We plug `x = 0` into our function: `f(0) = 0(0^2 - 4)(0 + 1) = 0(-4)(1) = 0`.
So, the y-intercept is `(0, 0)`. (We already found this as an x-intercept!)

**(c) Find the interval(s) on which the value of the function is positive.**
**(d) Find the interval(s) on which the value of the function is negative.**
We use our x-intercepts `(-2, -1, 0, 2)` to divide the number line into sections. Then we pick a test number in each section to see if `f(x)` is positive or negative there.

* **Section 1: x < -2** (Let's pick `x = -3`)
`f(-3) = (-3)((-3)^2 - 4)(-3 + 1)`
`= (-3)(9 - 4)(-2)`
`= (-3)(5)(-2) = 30`. This is positive. So, `f(x) > 0` on `(-infinity, -2)`.
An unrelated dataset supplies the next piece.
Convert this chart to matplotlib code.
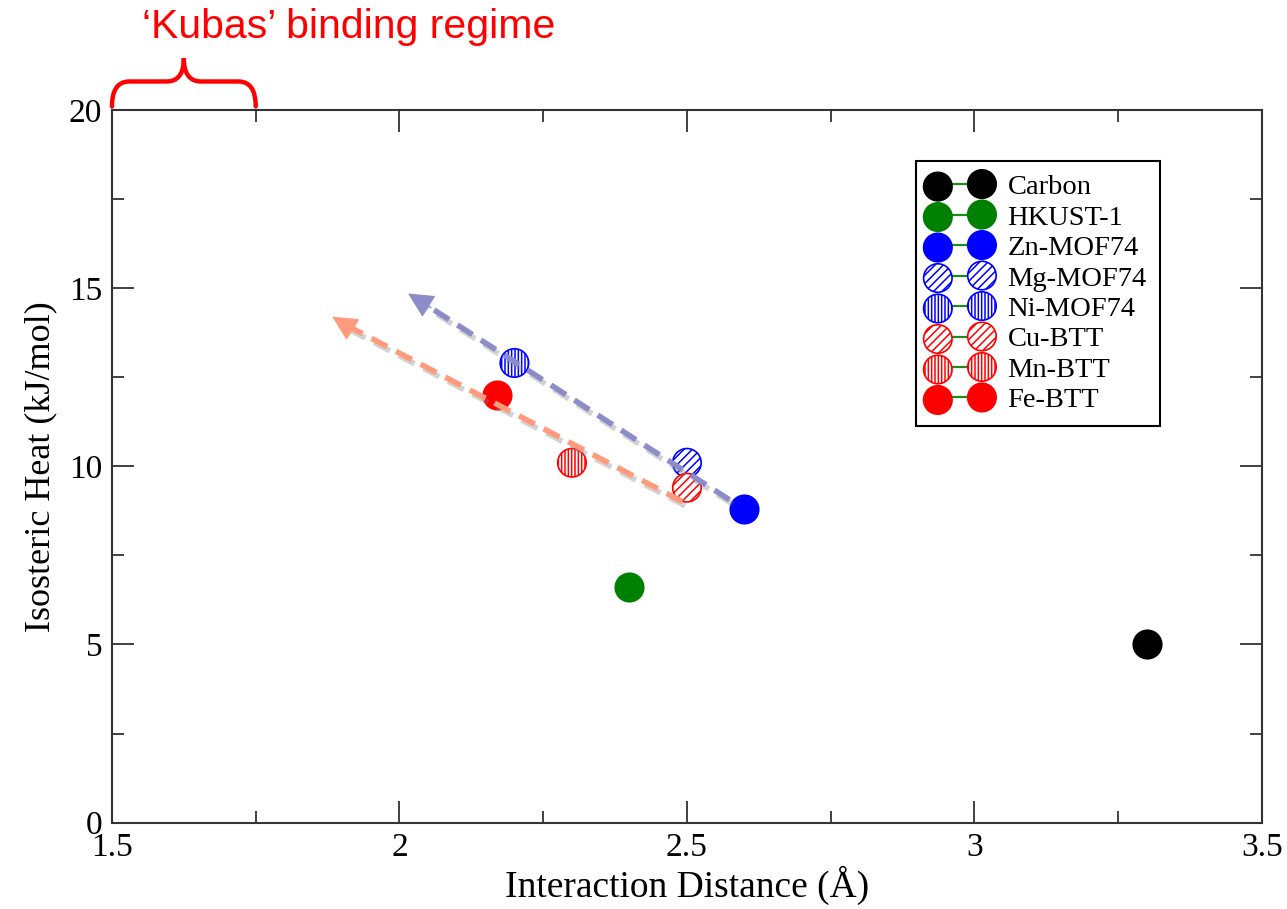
import matplotlib
matplotlib.use("Agg")
import matplotlib.pyplot as plt
import matplotlib.patheffects as pe
from matplotlib.collections import PathCollection
from matplotlib.legend_handler import HandlerTuple
from matplotlib.lines import Line2D
from matplotlib.path import Path
from matplotlib.patches import PathPatch
from matplotlib.ticker import MultipleLocator, FuncFormatter

plt.rcParams['font.family'] = ['Liberation Serif', 'DejaVu Serif']
plt.rcParams['hatch.linewidth'] = 1.1

# materials: interaction distance (A) vs isosteric heat (kJ/mol)
names = ['Carbon', 'HKUST-1', 'Zn-MOF74', 'Mg-MOF74', 'Ni-MOF74',
         'Cu-BTT', 'Mn-BTT', 'Fe-BTT']
distance = [3.30, 2.40, 2.60, 2.50, 2.20, 2.50, 2.30, 2.17]
heat = [5.0, 6.6, 8.8, 10.1, 12.9, 9.4, 10.1, 12.0]
colors = ['black', '#008000', '#0000ff', '#0000ff', '#0000ff',
          '#ff0000', '#ff0000', '#ff0000']
hatches = [None, None, None, '////', '|||||', '////', '|||||', None]

# trend arrows (tail -> head)
mof_arrow = [(2.574, 9.06), (2.015, 14.85)]
btt_arrow = [(2.492, 9.01), (1.883, 14.20)]

kubas_span = (1.5, 1.75)

fig = plt.figure(figsize=(12.87, 9.09), dpi=100)
ax = fig.add_axes([0.087, 0.095, 0.8935, 0.784])

handles = []
for name, x, y, c, h in zip(names, distance, heat, colors, hatches):
    face = 'white' if h else c
    sc = ax.scatter([x], [y], s=420, facecolor=face, edgecolor=c,
                    hatch=h, linewidths=1.2, zorder=3)
    ln = Line2D([], [], color='#1f8a1f', lw=1.6)
    handles.append((ln, sc))

shadow = [pe.SimpleLineShadow(offset=(2, -3), shadow_color='gray', alpha=0.35),
          pe.Normal()]
for (tail, head), col in [(mof_arrow, '#8c8cc9'), (btt_arrow, '#ff9a7c')]:
    ax.plot([tail[0], head[0] + 0.02], [tail[1], head[1] - 0.2], color=col, lw=4,
            dashes=(3.2, 1.8), zorder=4, path_effects=shadow,
            solid_capstyle='butt')
    ax.annotate('', xy=head, xytext=(head[0] + 0.04, head[1] - 0.4),
                arrowprops=dict(arrowstyle='-|>,head_length=0.8,head_width=0.4',
                                mutation_scale=20, color=col, lw=1,
                                shrinkA=0, shrinkB=0),
                zorder=5)

ax.set_xlim(1.5, 3.5)
ax.set_ylim(0, 20)
ax.xaxis.set_major_locator(MultipleLocator(0.5))
ax.xaxis.set_minor_locator(MultipleLocator(0.25))
ax.yaxis.set_major_locator(MultipleLocator(5))
ax.yaxis.set_minor_locator(MultipleLocator(2.5))
fmt = FuncFormatter(lambda v, p: '%g' % v)
ax.xaxis.set_major_formatter(fmt)
ax.yaxis.set_major_formatter(fmt)
ax.tick_params(which='both', direction='in', top=True, right=True,
               color='#333333', width=1.3)
ax.tick_params(which='major', length=16, labelsize=24, pad=7)
ax.tick_params(which='minor', length=8.5)
for sp in ax.spines.values():
    sp.set_linewidth(1.5)
    sp.set_color('#333333')

ax.set_xlabel('Interaction Distance (Å)', fontsize=27, labelpad=2)
ax.set_ylabel('Isosteric Heat (kJ/mol)', fontsize=26, labelpad=8)

leg = ax.legend(handles, names, handler_map={tuple: HandlerTuple(ndivide=1, pad=0)},
                scatterpoints=2, loc='upper left', bbox_to_anchor=(0.6996, 0.928),
                borderaxespad=0, fontsize=20.5, fancybox=False, framealpha=1,
                edgecolor='black', labelspacing=0.16, handlelength=2.15,
                handletextpad=0.6, borderpad=0.45)
leg.get_frame().set_linewidth(1.5)

# hatch colour follows the marker edge colour
for c in fig.findobj(PathCollection):
    c._hatch_color = tuple(c.get_edgecolor()[0])

# 'Kubas' brace above the top axis
x0, x1 = kubas_span
xc = (x0 + x1) / 2
yb, ym, yp = 20.1, 20.8, 21.45
dx = 0.03
verts = [(x0, yb), (x0, ym), (x0 + dx, ym), (xc - dx, ym), (xc, ym), (xc, yp),
         (xc, ym), (xc + dx, ym), (x1 - dx, ym), (x1, ym), (x1, yb)]
codes = [Path.MOVETO, Path.CURVE3, Path.CURVE3, Path.LINETO, Path.CURVE3, Path.CURVE3,
         Path.CURVE3, Path.CURVE3, Path.LINETO, Path.CURVE3, Path.CURVE3]
ax.add_patch(PathPatch(Path(verts, codes), facecolor='none', edgecolor='red',
                       lw=3.2, clip_on=False, capstyle='round'))
fig.text(0.271, 0.970, '‘Kubas’ binding regime', color='red', fontsize=29.5,
         family=['Liberation Sans', 'DejaVu Sans'], ha='center', va='center')

fig.savefig('out.png', dpi=100)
* **Section 2: -2 < x < -1** (Let's pick `x = -1.5`)
`f(-1.5) = (-1.5)((-1.5)^2 - 4)(-1.5 + 1)`
`= (-1.5)(2.25 - 4)(-0.5)`
`= (-1.5)(-1.75)(-0.5)`. Multiplying three negative numbers gives a negative answer. So, `f(x) < 0` on `(-2, -1)`.

* **Section 3: -1 < x < 0** (Let's pick `x = -0.5`)
`f(-0.5) = (-0.5)((-0.5)^2 - 4)(-0.5 + 1)`
`= (-0.5)(0.25 - 4)(0.5)`
`= (-0.5)(-3.75)(0.5)`. Multiplying two negatives and one positive gives a positive answer. So, `f(x) > 0` on `(-1, 0)`.

* **Section 4: 0 < x < 2** (Let's pick `x = 1`)
`f(1) = (1)(1^2 - 4)(1 + 1)`
`= (1)(1 - 4)(2)`
`= (1)(-3)(2) = -6`. This is negative. So, `f(x) < 0` on `(0, 2)`.

* **Section 5: x > 2** (Let's pick `x = 3`)
`f(3) = (3)(3^2 - 4)(3 + 1)`
`= (3)(9 - 4)(4)`
`= (3)(5)(4) = 60`. This is positive. So, `f(x) > 0` on `(2, infinity)`.

So, the function is positive on `(-infinity, -2)`, `(-1, 0)`, and `(2, infinity)`.
And the function is negative on `(-2, -1)` and `(0, 2)`.

**(e) Use the information in parts (a) - (d) to sketch a graph of the function.**
Let's put all the pieces together:
1. **End Behavior:** The graph comes from the top on the far left and goes up to the top on the far right.
2. **Intercepts:** It crosses the x-axis at -2, -1, 0, and 2. It crosses the y-axis at 0.
3. **Positive/Negative Sections:**
* Starts positive (above x-axis) before -2.
* Crosses at -2, goes negative (below x-axis).
* Crosses at -1, goes positive (above x-axis).
* Crosses at 0, goes negative (below x-axis).
* Crosses at 2, goes positive (above x-axis) and stays positive.

Imagine drawing this: You start high on the left, go down to cross at -2, then turn around to come up and cross at -1, go up a little then turn to come down and cross at 0, go down a little then turn to come up and cross at 2, and then keep going up forever.